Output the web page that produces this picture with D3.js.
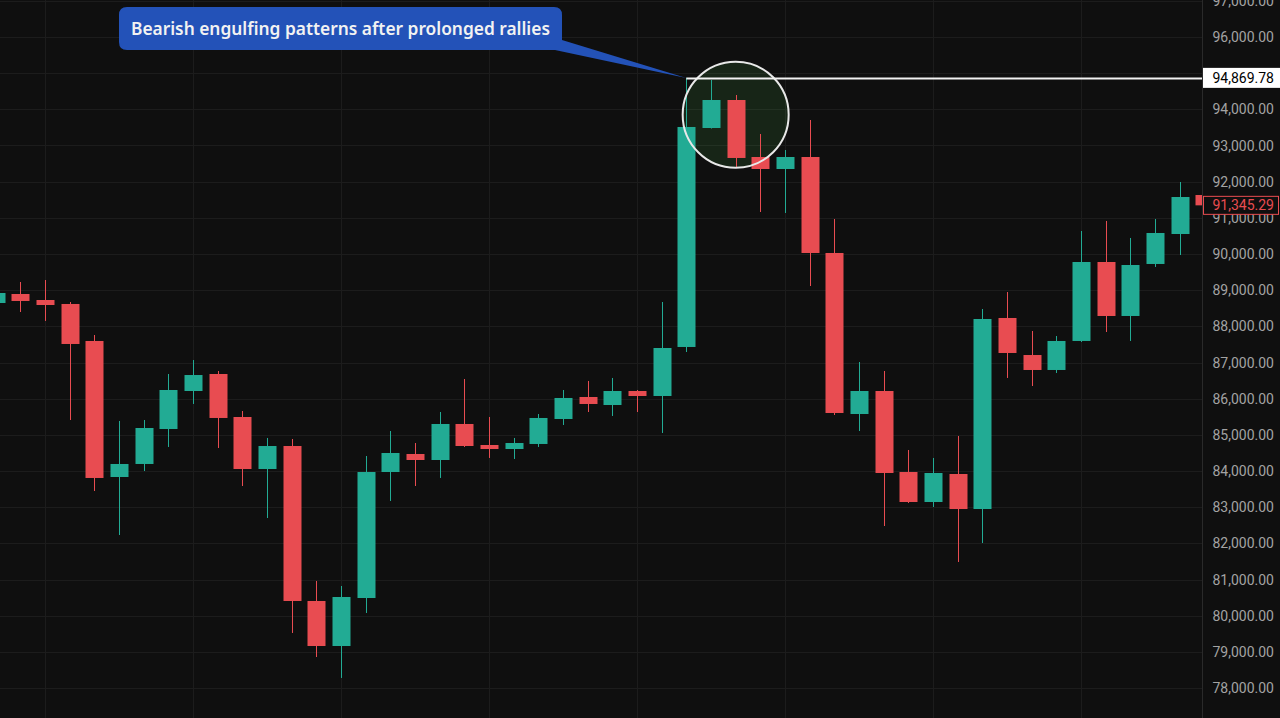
<!DOCTYPE html>
<html>
<head>
<meta charset="utf-8">
<script src="https://cdn.jsdelivr.net/npm/d3@7"></script>
<style>
  html, body { margin: 0; padding: 0; background: #0f0f0f; overflow: hidden; }
  svg { display: block; }
</style>
</head>
<body>
<div id="chart"></div>
<script>

var width = 1280;
var height = 718;

// daily candles, left to right (first one is cut off by the left edge)
var opens  = [88645, 88894, 88728, 88618, 87595, 83834, 84194, 85161, 86212, 86682,
              85493, 84055, 84691, 80406, 79161, 80488, 83972, 84470, 84304, 85300,
              84719, 84608, 84747, 85438, 86046, 85825, 86212, 86074, 87429, 93484,
              94258, 92682, 92350, 92682, 90028, 85576, 86212, 83972, 83143, 83917,
              82949, 88231, 87207, 86793, 87595, 89779, 88286, 89724, 90553, 91631];
var highs  = [89005, 89226, 89281, 88673, 87760, 85383, 85410, 86682, 87069, 86765,
              85659, 84913, 84885, 80959, 80820, 84415, 85106, 84774, 85631, 86544,
              85493, 84913, 85576, 86240, 86489, 86572, 86240, 88673, 94869.78, 94811,
              94396, 93318, 92876, 93705, 90968, 87014, 86765, 84581, 84360, 84968,
              88479, 88949, 87871, 87733, 90636, 90913, 90443, 90968, 91991, 91780];
var lows   = [88590, 88396, 88148, 85410, 83447, 82230, 84000, 84664, 85853, 84636,
              83585, 82700, 79521, 78857, 78277, 80074, 83171, 83585, 83807, 84664,
              84360, 84332, 84664, 85272, 85631, 85521, 85631, 85051, 87290, 93470,
              92406, 91161, 91134, 89115, 85548, 85106, 82479, 83115, 83005, 81484,
              82009, 86572, 86350, 86710, 87567, 87843, 87595, 89641, 89972, 91200];
var closes = [88922, 88701, 88590, 87512, 83807, 84194, 85189, 86240, 86654, 85466,
              84055, 84691, 80406, 79161, 80516, 83972, 84498, 84304, 85300, 84691,
              84608, 84774, 85466, 86019, 85853, 86212, 86074, 87401, 93512, 94258,
              92655, 92350, 92682, 90028, 85604, 86212, 83945, 83143, 83945, 82949,
              88203, 87263, 86793, 87595, 89779, 88286, 89696, 90581, 91576, 91345.29];

var priceTicks = [77000, 78000, 79000, 80000, 81000, 82000, 83000, 84000, 85000, 86000, 87000,
                  88000, 89000, 90000, 91000, 92000, 93000, 94000, 95000, 96000, 97000];
var timeGrid = [2, 8, 14, 20, 26, 32, 38, 44];

var highMark = 94869.78;     // the marked top, index 28
var highIndex = 28;
var lastPrice = closes[closes.length - 1];
var noteText = "Bearish engulfing patterns after prolonged rallies";
var noteFocus = [30, 93850];   // centre of the circled pair

var data = opens.map(function(o, i) {
  return {i: i, open: o, high: highs[i], low: lows[i], close: closes[i]};
});

var upColor = "#22ab94";
var downColor = "#e84c51";
var plotRight = 1202;

var xScale = d3.scaleLinear().domain([2, 44]).range([45, 1081]);
var yScale = d3.scaleLinear().domain([78000, 96000]).range([688, 37]);
var bodyW = 18;

var fmt = d3.format(",.2f");

var svg = d3.select("#chart")
  .append("svg")
  .attr("width", width)
  .attr("height", height)
  .style("background", "#0f0f0f");

svg.append("defs").append("clipPath")
  .attr("id", "plotClip")
  .append("rect")
  .attr("x", 0).attr("y", 0)
  .attr("width", plotRight).attr("height", height);

var plot = svg.append("g").attr("clip-path", "url(#plotClip)");

// grid
plot.selectAll(".hgrid")
  .data(priceTicks)
  .enter()
  .append("line")
  .attr("class", "hgrid")
  .attr("x1", 0).attr("x2", plotRight)
  .attr("y1", function(d) { return Math.round(yScale(d)) + 0.5; })
  .attr("y2", function(d) { return Math.round(yScale(d)) + 0.5; })
  .attr("stroke", "#1c1c1c");

plot.selectAll(".vgrid")
  .data(timeGrid)
  .enter()
  .append("line")
  .attr("class", "vgrid")
  .attr("y1", 0).attr("y2", height)
  .attr("x1", function(d) { return Math.round(xScale(d)) + 0.5; })
  .attr("x2", function(d) { return Math.round(xScale(d)) + 0.5; })
  .attr("stroke", "#1c1c1c");

// circle highlight, fill under the candles
var cx = xScale(noteFocus[0]);
var cy = yScale(noteFocus[1]);
plot.append("circle")
  .attr("cx", cx).attr("cy", cy).attr("r", 53)
  .attr("fill", "rgba(76,175,80,0.14)");

// candles
var candles = plot.selectAll(".candle")
  .data(data)
  .enter()
  .append("g")
  .attr("class", "candle")
  .attr("fill", function(d) { return d.close >= d.open ? upColor : downColor; })
  .attr("stroke", function(d) { return d.close >= d.open ? upColor : downColor; });

candles.append("line")
  .attr("x1", function(d) { return Math.round(xScale(d.i)) + 0.5; })
  .attr("x2", function(d) { return Math.round(xScale(d.i)) + 0.5; })
  .attr("y1", function(d) { return yScale(d.high); })
  .attr("y2", function(d) { return yScale(d.low); })
  .attr("stroke-width", 1);

candles.append("rect")
  .attr("stroke", "none")
  .attr("x", function(d) { return Math.round(xScale(d.i)) - bodyW / 2 + 0.5; })
  .attr("width", bodyW)
  .attr("y", function(d) { return yScale(Math.max(d.open, d.close)); })
  .attr("height", function(d) {
    return Math.max(1, Math.abs(yScale(d.open) - yScale(d.close)));
  });

// circle outline
plot.append("circle")
  .attr("cx", cx).attr("cy", cy).attr("r", 53)
  .attr("fill", "none")
  .attr("stroke", "#e8e8e8")
  .attr("stroke-width", 2);

// horizontal line at the top
var hy = Math.round(yScale(highMark)) + 0.5;
plot.append("line")
  .attr("x1", xScale(highIndex)).attr("x2", plotRight)
  .attr("y1", hy).attr("y2", hy)
  .attr("stroke", "#f2f2f2")
  .attr("stroke-width", 2);

// callout
var bx0 = 119, bx1 = 562, by0 = 7, by1 = 50, r = 8;
var tipX = xScale(highIndex), tipY = yScale(highMark);
var p = d3.path();
p.moveTo(bx0 + r, by0);
p.lineTo(bx1 - r, by0);
p.quadraticCurveTo(bx1, by0, bx1, by0 + r);
p.lineTo(bx1, 40);
p.lineTo(tipX, tipY);
p.lineTo(bx1 - 7, by1);
p.lineTo(bx0 + r, by1);
p.quadraticCurveTo(bx0, by1, bx0, by1 - r);
p.lineTo(bx0, by0 + r);
p.quadraticCurveTo(bx0, by0, bx0 + r, by0);
p.closePath();

svg.append("path")
  .attr("d", p.toString())
  .attr("fill", "#2352b8");

var note = svg.append("text")
  .attr("x", 131)
  .attr("y", 29)
  .attr("dy", "0.35em")
  .attr("fill", "#f2f2f2")
  .style("font-family", "'Noto Sans', Lato, sans-serif")
  .style("font-weight", "600")
  .style("font-size", "17px")
  .text(noteText);

// fit the note to the box width seen in the original
var noteLen = note.node().getComputedTextLength();
if (noteLen > 0) {
  note.style("font-size", (17 * 419 / noteLen).toFixed(2) + "px");
}

// price axis
svg.append("line")
  .attr("x1", plotRight + 0.5).attr("x2", plotRight + 0.5)
  .attr("y1", 0).attr("y2", height)
  .attr("stroke", "#2a2a2a");

// the 95,000 label sits fully under the marked-high label
var shownTicks = priceTicks.filter(function(d) {
  return Math.abs(yScale(d) - yScale(highMark)) > 8;
});

svg.selectAll(".ptick")
  .data(shownTicks)
  .enter()
  .append("text")
  .attr("class", "ptick")
  .attr("x", 1274)
  .attr("y", function(d) { return yScale(d); })
  .attr("dy", "0.36em")
  .attr("text-anchor", "end")
  .attr("fill", "#a3a3a3")
  .style("font-family", "Roboto, sans-serif")
  .style("font-size", "14px")
  .text(function(d) { return fmt(d); });

// marked high label
svg.append("rect")
  .attr("x", plotRight + 1).attr("y", yScale(highMark) - 10)
  .attr("width", width - plotRight - 1).attr("height", 20)
  .attr("fill", "#ffffff");
svg.append("text")
  .attr("x", 1274).attr("y", yScale(highMark))
  .attr("dy", "0.36em")
  .attr("text-anchor", "end")
  .attr("fill", "#000000")
  .style("font-family", "Roboto, sans-serif")
  .style("font-size", "14px")
  .text(fmt(highMark));

// last price label
svg.append("rect")
  .attr("x", plotRight + 1.5).attr("y", yScale(lastPrice) - 9)
  .attr("width", width - plotRight - 3).attr("height", 18)
  .attr("fill", "#0f0f0f")
  .attr("stroke", downColor);
svg.append("text")
  .attr("x", 1274).attr("y", yScale(lastPrice))
  .attr("dy", "0.36em")
  .attr("text-anchor", "end")
  .attr("fill", downColor)
  .style("font-family", "Roboto, sans-serif")
  .style("font-size", "14px")
  .text(fmt(lastPrice));

</script>
</body>
</html>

What needs to be done:
Copy exactly the lines running from the beginning of the listing through the line that has "var height = 718;". Drop the pictures.

Task solution:
Output the web page that produces this picture with D3.js.
<!DOCTYPE html>
<html>
<head>
<meta charset="utf-8">
<script src="https://cdn.jsdelivr.net/npm/d3@7"></script>
<style>
  html, body { margin: 0; padding: 0; background: #0f0f0f; overflow: hidden; }
  svg { display: block; }
</style>
</head>
<body>
<div id="chart"></div>
<script>

var width = 1280;
var height = 718;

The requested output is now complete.